Getting ripped off is never fun. Yet, it is an experience that many small business owners have had at least once (and probably more). If this happens to you, how can you go about getting paid for your product or services?
Begin Collecting ASAP
The longer a debt is outstanding, the less likely it is to be paid. With this in mind, begin the collections process as soon as possible after the bill becomes delinquent.
Directly Contact the Debtor
Begin with a phone call to the debtor. He or she may have simply forgotten to pay or may have a legitimate reason for lateness. If you are unable to get a satisfactory response from the customer, make repeated calls, but don’t call more than once per day. Be sure to keep notes of your conversations, as well.
If your first few calls do not work, send letters to the customer. Each letter should escalate in intensity. For example, the first letter may be a notification that the bill is past-due and each letter after can become more serious, letting the customer know what actions you may take if the issue lingers on.

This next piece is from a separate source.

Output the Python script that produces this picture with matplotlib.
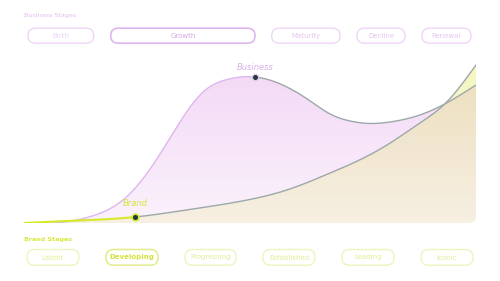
import numpy as np
import matplotlib
matplotlib.use("Agg")
import matplotlib.pyplot as plt
from matplotlib.patches import FancyBboxPatch, PathPatch
from matplotlib.path import Path

# ---------------- data ----------------
business_x = [0, 7.0, 10.0, 16.0, 22.0, 28.5, 34.5, 39.6, 45.0, 51.1, 58.2, 63.3, 67.7, 72.1, 76.5, 81.0, 87.6, 93.1, 100]
business_y = [0, 0, 1.0, 5.0, 14.0, 34.7, 60.5, 78.4, 86.0, 87.4, 81.4, 73.1, 65.3, 61.1, 59.6, 60.5, 64.7, 71.3, 82.6]
brand_x = [0, 9.5, 24.6, 34.5, 47.1, 58.2, 67.7, 72.8, 80.3, 87.6, 93.1, 100]
brand_y = [0, 1.2, 3.6, 7.2, 12.6, 19.8, 29.9, 35.9, 46.7, 59.9, 71.3, 94.6]
business_marker_idx = 9
brand_marker_idx = 2

business_stages = ["Birth", "Growth", "Maturity", "Decline", "Renewal"]
business_active = "Growth"
brand_stages = ["Latent", "Developing", "Progressing", "Established", "Leading", "Iconic"]
brand_active = "Developing"

# ---------------- helpers ----------------
def spline(xs, ys, n=600):
    """natural cubic spline through the read points (for smooth rendering)"""
    x = np.asarray(xs, float)
    y = np.asarray(ys, float)
    m = len(x)
    h = np.diff(x)
    A = np.zeros((m, m))
    rhs = np.zeros(m)
    A[0, 0] = A[-1, -1] = 1
    for i in range(1, m - 1):
        A[i, i - 1] = h[i - 1]
        A[i, i] = 2 * (h[i - 1] + h[i])
        A[i, i + 1] = h[i]
        rhs[i] = 6 * ((y[i + 1] - y[i]) / h[i] - (y[i] - y[i - 1]) / h[i - 1])
    M = np.linalg.solve(A, rhs)
    xx = np.linspace(x[0], x[-1], n)
    xx = np.unique(np.concatenate([xx, x]))
    k = np.clip(np.searchsorted(x, xx) - 1, 0, m - 2)
    t1 = x[k + 1] - xx
    t0 = xx - x[k]
    hk = h[k]
    yy = (M[k] * t1 ** 3 / (6 * hk) + M[k + 1] * t0 ** 3 / (6 * hk)
          + (y[k] / hk - M[k] * hk / 6) * t1 + (y[k + 1] / hk - M[k + 1] * hk / 6) * t0)
    return xx, np.maximum(yy, 0)

W, H = 500, 281
fig = plt.figure(figsize=(W / 100, H / 100), dpi=100)
fig.patch.set_facecolor("white")

L, R, T, B = 24, 476, 56, 223
ax = fig.add_axes([L / W, (H - B) / H, (R - L) / W, (B - T) / H])
ax.set_xlim(0, 100)
ax.set_ylim(0, 100)
ax.axis("off")

bx, by = spline(business_x, business_y)
rx, ry = spline(brand_x, brand_y)

def gradient_fill(x, y, rgb, a_top, a_bot, z):
    poly = ax.fill_between(x, 0, y, facecolor="none", edgecolor="none")
    path = poly.get_paths()[0]
    patch = PathPatch(path, facecolor="none", edgecolor="none", transform=ax.transData)
    ax.add_patch(patch)
    ny = 200
    alpha = np.linspace(a_top, a_bot, ny)[:, None]
    img = np.zeros((ny, 2, 4))
    img[..., 0], img[..., 1], img[..., 2] = rgb
    img[..., 3] = alpha
    im = ax.imshow(img, extent=[0, 100, 0, 100], aspect="auto", origin="upper",
                   zorder=z, interpolation="bilinear")
    im.set_clip_path(patch)

gradient_fill(bx, by, (0.92, 0.74, 0.94), 0.60, 0.20, 1)
gradient_fill(rx, ry, (0.90, 0.92, 0.45), 0.45, 0.18, 2)

# lines: coloured up to marker, grey after
bm = business_x[business_marker_idx]
rm = brand_x[brand_marker_idx]
grey = "#9ea8a8"
ax.plot(bx[bx <= bm], by[bx <= bm], color="#dfb6ee", lw=1.0, zorder=4, solid_capstyle="round")
ax.plot(bx[bx >= bm], by[bx >= bm], color=grey, lw=1.0, zorder=4)
ax.plot(rx[rx <= rm], ry[rx <= rm], color="#d6ea2a", lw=1.5, zorder=5, solid_capstyle="round")
ax.plot(rx[rx >= rm], ry[rx >= rm], color=grey, lw=1.0, zorder=4)

ax.plot([bm], [business_y[business_marker_idx]], "o", ms=4.4, mfc="#1f3b3c", mec="#e4c6f0",
        mew=0.8, zorder=6)
ax.plot([rm], [brand_y[brand_marker_idx]], "o", ms=4.8, mfc="#1f3b3c", mec="#d6ea2a",
        mew=1.1, zorder=6)

# ---------------- overlay for text / pills ----------------
ov = fig.add_axes([0, 0, 1, 1])
ov.set_xlim(0, W)
ov.set_ylim(H, 0)
ov.axis("off")
ov.patch.set_alpha(0)

# rounded bottom-right corner of plot area
r = 6
theta = np.linspace(0, np.pi / 2, 20)
arc = [(R - r + r * np.cos(t), B - r + r * np.sin(t)) for t in theta]
verts = [(R + 1, B - r)] + arc + [(R + 1, B + 1), (R + 1, B - r)]
ov.add_patch(PathPatch(Path(verts), facecolor="white", edgecolor="none", zorder=10))

ov.text(135, 203, "Brand", ha="center", va="center", fontsize=6, color="#d4e636",
        fontstyle="italic", family="DejaVu Sans", zorder=11)
ov.text(255, 67, "Business", ha="center", va="center", fontsize=6, color="#dcb0ea",
        fontstyle="italic", family="DejaVu Sans", zorder=11)

ov.text(24, 15.5, "Business Stages", ha="left", va="center", fontsize=4.6,
        color="#e2bcee", family="DejaVu Sans")
ov.text(24, 240, "Brand Stages", ha="left", va="center", fontsize=4.6,
        color="#d8e840", family="DejaVu Sans", fontweight="bold")

top_pills = [(24, 97.7), (106.7, 259), (267.7, 344), (353, 409), (418, 475)]
for (x0, x1), lab in zip(top_pills, business_stages):
    act = lab == business_active
    ov.add_patch(FancyBboxPatch((x0 + 4, 27.7 + 0.5), x1 - x0 - 8, 16 - 1,
                                boxstyle="round,pad=0,rounding_size=7.5",
                                facecolor="white",
                                edgecolor="#deb6ee" if act else "#f0d6f6",
                                lw=1.2 if act else 1.0))
    ov.text((x0 + x1) / 2, 35.8, lab, ha="center", va="center", fontsize=5,
            color="#d4a6e4" if act else ("#eed6f6" if lab == "Birth" else "#e6c6f0"),
            family="DejaVu Sans")

bot_pills = [(23, 83), (102, 162), (181, 240), (259, 319), (338, 398), (417, 477)]
for (x0, x1), lab in zip(bot_pills, brand_stages):
    act = lab == brand_active
    ov.add_patch(FancyBboxPatch((x0 + 4, 249 + 0.5), x1 - x0 - 8, 16.7 - 1,
                                boxstyle="round,pad=0,rounding_size=7.5",
                                facecolor="white",
                                edgecolor="#e2ec88" if act else "#eef4bc",
                                lw=1.1 if act else 1.0))
    ov.text((x0 + x1) / 2, 257.5, lab, ha="center", va="center", fontsize=5,
            color="#d6e23c" if act else "#e4ec98", family="DejaVu Sans",
            fontweight="bold" if act else "normal")

fig.savefig("out.png", dpi=100, facecolor="white")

When contacting the customer directly, be sure not to include threats or derogatory comments. This may be construed as harassment and is unprofessional in nature.
Offer a One-Time Reduction
If you have doubts about being paid the full amount, consider striking a deal with the debtor. Offer a one-time deal for a lower amount. Be sure to put this in writing and get the agreed-upon amount in full.
Hire a Collections Agency
If your personal efforts to collect the debt have not gone as planned, hire a collections agency. Check with fellow business owners and on the Internet for a qualified collections agency that can improve your chances of getting paid.
A collections agency will typically offer you 50 percent of what they collect. It’s not an ideal situation, but you may recover some of the debt instead of walking away empty-handed.
Pursue Legal Action
If all else fails, pursue legal action. Take the issue to small claims court. Bring any supporting documentation and/or witnesses with you and have your case heard.
If you lose your case, you can file an appeal. If you win, then the debtor can either pay you voluntarily or the court can enforce payment through a lien on the debtor’s property, wage garnishments or other actions.
At each step in this process, consider the costs and benefits of continuing. For example, if you are owed $10,000, it may be worthwhile to take the time and effort along with any expenses of collecting the debt. However, if a debtor owes you $50, you may wish to just cease further business with this customer.
Always abide by the Fair Debt Collections Practices Act when dealing with consumer debtors. This is a Federal law that governs debt collections.
Whatever the case may be, you’ll improve your chances of collecting debts by following the recommended actions. Take note of what works for you and develop your own collections procedure as you go along. Give it a shot and recover as much of your hard-earned revenue as possible.